Hi,
I was wondering about the semantics of the Executor::sendStatusUpdate()
method. It is described as
// Sends a status update to the framework scheduler, retrying as
// necessary until an acknowledgement has been received or the
// executor is terminated (in which case, a TASK_LOST status update
// will be sent).

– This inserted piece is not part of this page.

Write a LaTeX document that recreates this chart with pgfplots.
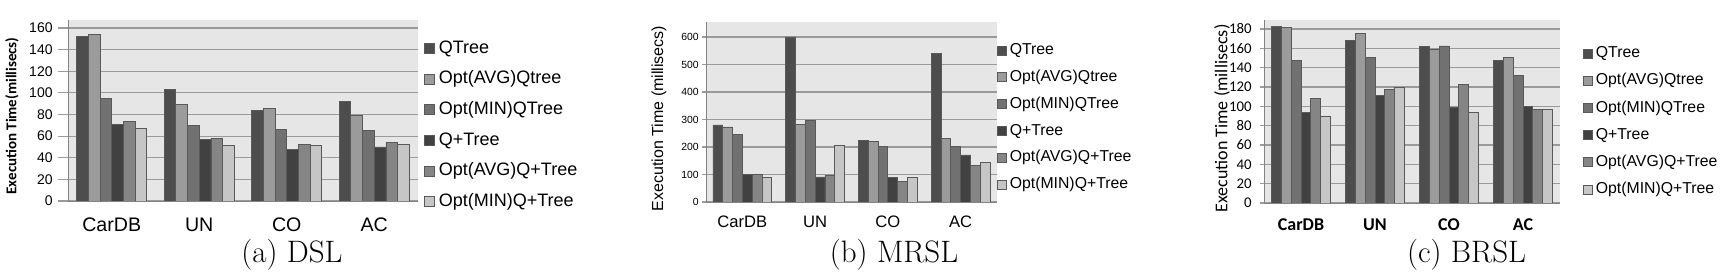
\documentclass[border=0pt]{standalone}
\usepackage{fontspec}
\usepackage{pgfplots}
\usepackage{pgfplotstable}
\pgfplotsset{compat=1.18}
\newfontfamily\lib{Liberation Sans}
\newfontfamily\carl{Carlito}
\definecolor{cA}{HTML}{4D4D4D}
\definecolor{cB}{HTML}{9B9B9B}
\definecolor{cC}{HTML}{717171}
\definecolor{cD}{HTML}{414141}
\definecolor{cE}{HTML}{858585}
\definecolor{cF}{HTML}{C6C6C6}
\definecolor{bgg}{HTML}{E6E6E6}
\definecolor{grd}{HTML}{9A9A9A}

\pgfplotstableread{
x a b c d e f
0 152 154 95 71 73.5 67
1 103 89 70 57 58 51
2 84 85.5 66.5 48 52 51
3 92 79 65 50 54.5 52
}\dsl
\pgfplotstableread{
x a b c d e f
0 280 273 245 100 100 88
1 600 281 295 91 98 206
2 225 219 203 88 76 88
3 539 231 203 171 132 145
}\mrsl
\pgfplotstableread{
x a b c d e f
0 183 182 147 94 108 90
1 168.5 175.5 151 111 117 120
2 161.5 158.5 162.5 98.5 123 94
3 147 151 132 99.5 97 96.5
}\brsl

\pgfplotsset{
  myaxis/.style={
    scale only axis, anchor=south west,
    xmin=-0.5, xmax=3.5, ymin=0,
    xtick={0,1,2,3}, xticklabels={CarDB,UN,CO,AC},
    axis background/.style={fill=bgg},
    axis x line*=bottom, axis y line*=left,
    axis line style={draw=grd!85!black, -},
    ymajorgrids, grid style={draw=grd, line width=0.6pt},
    tick align=outside,
    xtick style={draw=none},
    ytick style={draw=grd, line width=0.6pt},
    ybar=0pt,
    /pgf/number format/assume math mode=true,
    yticklabel style={anchor=east, inner sep=0pt},
    xticklabel style={anchor=base, inner sep=0pt},
    ylabel style={anchor=center},
    legend cell align=left,
    legend style={anchor=north west, draw=none, fill=none, inner sep=0pt, outer sep=0pt},
    cycle list={
      {fill=cA, draw=black!65, line width=0.4pt},
      {fill=cB, draw=black!65, line width=0.4pt},
      {fill=cC, draw=black!65, line width=0.4pt},
      {fill=cD, draw=black!65, line width=0.4pt},
      {fill=cE, draw=black!65, line width=0.4pt},
      {fill=cF, draw=black!65, line width=0.4pt}},
    legend entries={QTree,Opt(AVG)Qtree,Opt(MIN)QTree,Q+Tree,Opt(AVG)Q+Tree,Opt(MIN)Q+Tree},
  }
}

\begin{document}
\begin{tikzpicture}
\path[use as bounding box] (0,0) rectangle (862.5pt,136pt);

% (a) DSL
\begin{axis}[myaxis, at={(34pt,35.5pt)}, width=175pt, height=90.5pt,
  ymax=167.4, ytick={0,20,...,160}, bar width=5.85pt, major tick length=5pt,
  yticklabel style={font=\lib\fontsize{7}{8}\selectfont, xshift=-2.5pt},
  xticklabel style={font=\lib\fontsize{9.8}{11}\selectfont, yshift=-10.5pt},
  ylabel={Execution Time(millisecs)},
  ylabel style={font=\carl\bfseries\fontsize{7.5}{9}\selectfont, at={(axis description cs:-0.16,0.47)}},
  legend style={at={(1.017,0.891)}, font=\lib\fontsize{9}{10}\selectfont, row sep=6.5pt,
    nodes={text height=6.8pt, text depth=2pt, inner xsep=2pt, inner ysep=0pt}},
  legend image code/.code={\draw[#1] (0pt,-2.5pt) rectangle (5pt,2.5pt);}]
\addplot table[x=x,y=a]{\dsl};
\addplot table[x=x,y=b]{\dsl};
\addplot table[x=x,y=c]{\dsl};
\addplot table[x=x,y=d]{\dsl};
\addplot table[x=x,y=e]{\dsl};
\addplot table[x=x,y=f]{\dsl};
\end{axis}

% (b) MRSL
\begin{axis}[myaxis, at={(353pt,35pt)}, width=145.5pt, height=90pt,
  ymax=654.5, ytick={0,100,...,600}, bar width=4.9pt, major tick length=2pt,
  yticklabel style={font=\lib\fontsize{5.2}{6}\selectfont, xshift=-1.5pt},
  xticklabel style={font=\lib\fontsize{8.3}{10}\selectfont, yshift=-11pt},
  ylabel={Execution Time (millisecs)},
  ylabel style={font=\lib\fontsize{8}{9}\selectfont, at={(axis description cs:-0.1615,0.464)}},
  legend style={at={(1.0,0.884)}, font=\lib\fontsize{7.9}{9}\selectfont, row sep=5.8pt,
    nodes={text height=5.9pt, text depth=1.7pt, inner xsep=1.5pt, inner ysep=0pt}},
  legend image code/.code={\draw[#1] (0pt,-2.25pt) rectangle (4.5pt,2.25pt);}]
\addplot table[x=x,y=a]{\mrsl};
\addplot table[x=x,y=b]{\mrsl};
\addplot table[x=x,y=c]{\mrsl};
\addplot table[x=x,y=d]{\mrsl};
\addplot table[x=x,y=e]{\mrsl};
\addplot table[x=x,y=f]{\mrsl};
\end{axis}

% (c) BRSL
\begin{axis}[myaxis, at={(632pt,34.5pt)}, width=148pt, height=91.5pt,
  ymax=189.3, ytick={0,20,...,180}, bar width=4.92pt, major tick length=2pt,
  yticklabel style={font=\carl\fontsize{7.4}{8}\selectfont, xshift=-4pt},
  xticklabel style={font=\carl\bfseries\fontsize{9}{10}\selectfont, yshift=-12pt},
  ylabel={Execution Time (millisecs)},
  ylabel style={font=\carl\fontsize{9}{10}\selectfont, at={(axis description cs:-0.142,0.462)}},
  legend style={at={(1.078,0.859)}, font=\lib\fontsize{7.9}{9}\selectfont, row sep=6pt,
    nodes={text height=5.9pt, text depth=1.7pt, inner xsep=1.5pt, inner ysep=0pt}},
  legend image code/.code={\draw[#1] (0pt,-2.25pt) rectangle (4.5pt,2.25pt);}]
\addplot table[x=x,y=a]{\brsl};
\addplot table[x=x,y=b]{\brsl};
\addplot table[x=x,y=c]{\brsl};
\addplot table[x=x,y=d]{\brsl};
\addplot table[x=x,y=e]{\brsl};
\addplot table[x=x,y=f]{\brsl};
\end{axis}

\node[anchor=base, font=\fontsize{15.5}{18}\selectfont] at (146pt,4.5pt) {(a) DSL};
\node[anchor=base, font=\fontsize{15.5}{18}\selectfont] at (447pt,4.5pt) {(b) MRSL};
\node[anchor=base, font=\fontsize{15.5}{18}\selectfont] at (733.25pt,4.5pt) {(c) BRSL};
\end{tikzpicture}
\end{document}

See Scheduler::statusUpdate for more information
// about status update acknowledgements.
I was understanding this to say that the function blocks until an
acknowledgement is received, but looking at the implementation of
MesosExecutor it seems that "retrying as necessary" only means
re-sending of unacknowledged updates when the slave reconnects.
(exec/exec.cpp:274)
I'm wondering because we're currently running a python executor which
ends its life like this:
driver.sendStatusUpdate(_create_task_status(TASK_FINISHED))
driver.stop()
# in a different thread:
sys.exit(0 if driver.run() == mesos_pb2.DRIVER_STOPPED else 1)
and we're seeing situations (roughly once per 10,000 tasks) where the
executor process is reaped before the acknowledgement for TASK_FINISHED
is sent from slave to executor. This results in mesos generating a
TASK_FAILED status update, probably from
Slave::sendExecutorTerminatedStatusUpdate().
So, did I misunderstand how MesosExecutor works? Or is it indeed a race,
and we have to change the executor shutdown?
Best regards,
Benno